Answer

**step1** Understanding the Goal

The goal is to prove the given trigonometric identity: $$ \frac{tan \left(\frac{\pi }{4}+x\right)}{tan \left(\frac{\pi }{4}–x\right)}={\left(\frac{1+tanx}{1–tanx}\right)}^{2} $$. This means we need to show that the left-hand side (LHS) of the equation is equal to the right-hand side (RHS).

**step2** Recalling Tangent Addition and Subtraction Formulas

To simplify the expressions involving $$ tan\left(\frac{\pi}{4}+x\right) $$ and $$ tan\left(\frac{\pi}{4}-x\right) $$, we recall the sum and difference formulas for tangent:
For tangent of a sum: $$ tan(A+B) = \frac{tanA + tanB}{1 - tanA tanB} $$
For tangent of a difference: $$ tan(A-B) = \frac{tanA - tanB}{1 + tanA tanB} $$
We also recall the exact value of $$ tan\left(\frac{\pi}{4}\right) = 1 $$.

**step3** Simplifying the Numerator of the LHS

Let's simplify the numerator of the left-hand side, which is $$ tan \left(\frac{\pi }{4}+x\right) $$.
Using the tangent sum formula with $$ A = \frac{\pi}{4} $$ and $$ B = x $$:
$$ tan \left(\frac{\pi }{4}+x\right) = \frac{tan\left(\frac{\pi}{4}\right) + tanx}{1 - tan\left(\frac{\pi}{4}\right)tanx} $$
Substitute the known value $$ tan\left(\frac{\pi}{4}\right) = 1 $$ into the expression:
$$ tan \left(\frac{\pi }{4}+x\right) = \frac{1 + tanx}{1 - 1 \cdot tanx} = \frac{1 + tanx}{1 - tanx} $$.

**step4** Simplifying the Denominator of the LHS

Next, let's simplify the denominator of the left-hand side, which is $$ tan \left(\frac{\pi }{4}–x\right) $$.
Using the tangent difference formula with $$ A = \frac{\pi}{4} $$ and $$ B = x $$:
$$ tan \left(\frac{\pi }{4}–x\right) = \frac{tan\left(\frac{\pi}{4}\right) - tanx}{1 + tan\left(\frac{\pi}{4}\right)tanx} $$
Substitute the known value $$ tan\left(\frac{\pi}{4}\right) = 1 $$ into the expression:
$$ tan \left(\frac{\pi }{4}–x\right) = \frac{1 - tanx}{1 + 1 \cdot tanx} = \frac{1 - tanx}{1 + tanx} $$.

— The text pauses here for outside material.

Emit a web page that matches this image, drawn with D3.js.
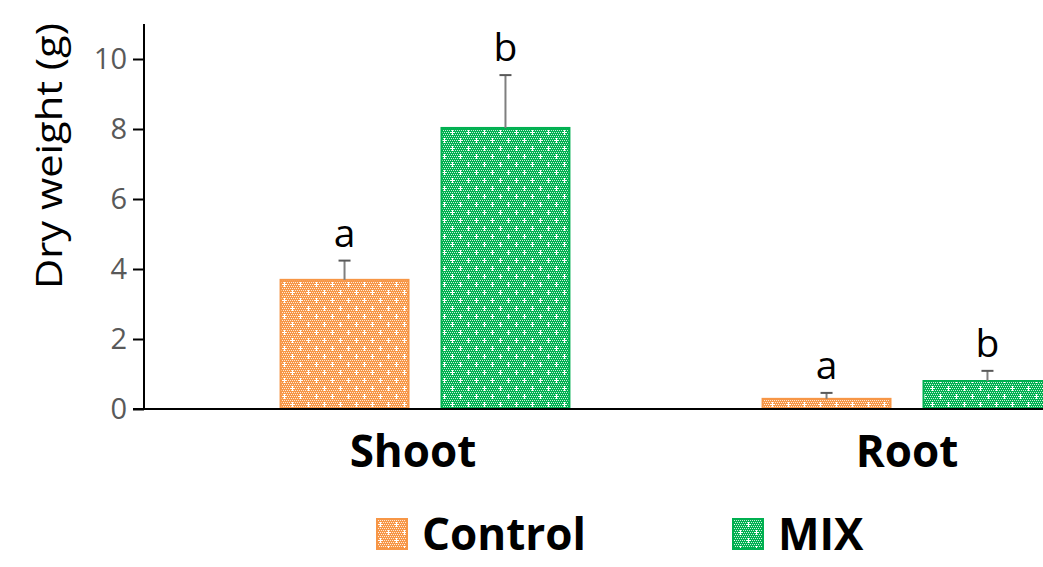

**step5** Combining the Simplified Numerator and Denominator

Now, we substitute the simplified expressions for the numerator and the denominator back into the left-hand side of the identity:
$$ LHS = \frac{tan \left(\frac{\pi }{4}+x\right)}{tan \left(\frac{\pi }{4}–x\right)} = \frac{\frac{1 + tanx}{1 - tanx}}{\frac{1 - tanx}{1 + tanx}} $$
To simplify this complex fraction, we multiply the numerator by the reciprocal of the denominator:
$$ LHS = \left(\frac{1 + tanx}{1 - tanx}\right) \cdot \left(\frac{1 + tanx}{1 - tanx}\right) $$.

**step6** Concluding the Proof

By multiplying the two identical fractions, we arrive at:
$$ LHS = \left(\frac{1 + tanx}{1 - tanx}\right)^2 $$
This expression is precisely the right-hand side (RHS) of the given identity.
Therefore, we have successfully shown that $$ \frac{tan \left(\frac{\pi }{4}+x\right)}{tan \left(\frac{\pi }{4}–x\right)}={\left(\frac{1+tanx}{1–tanx}\right)}^{2} $$, and the identity is proven.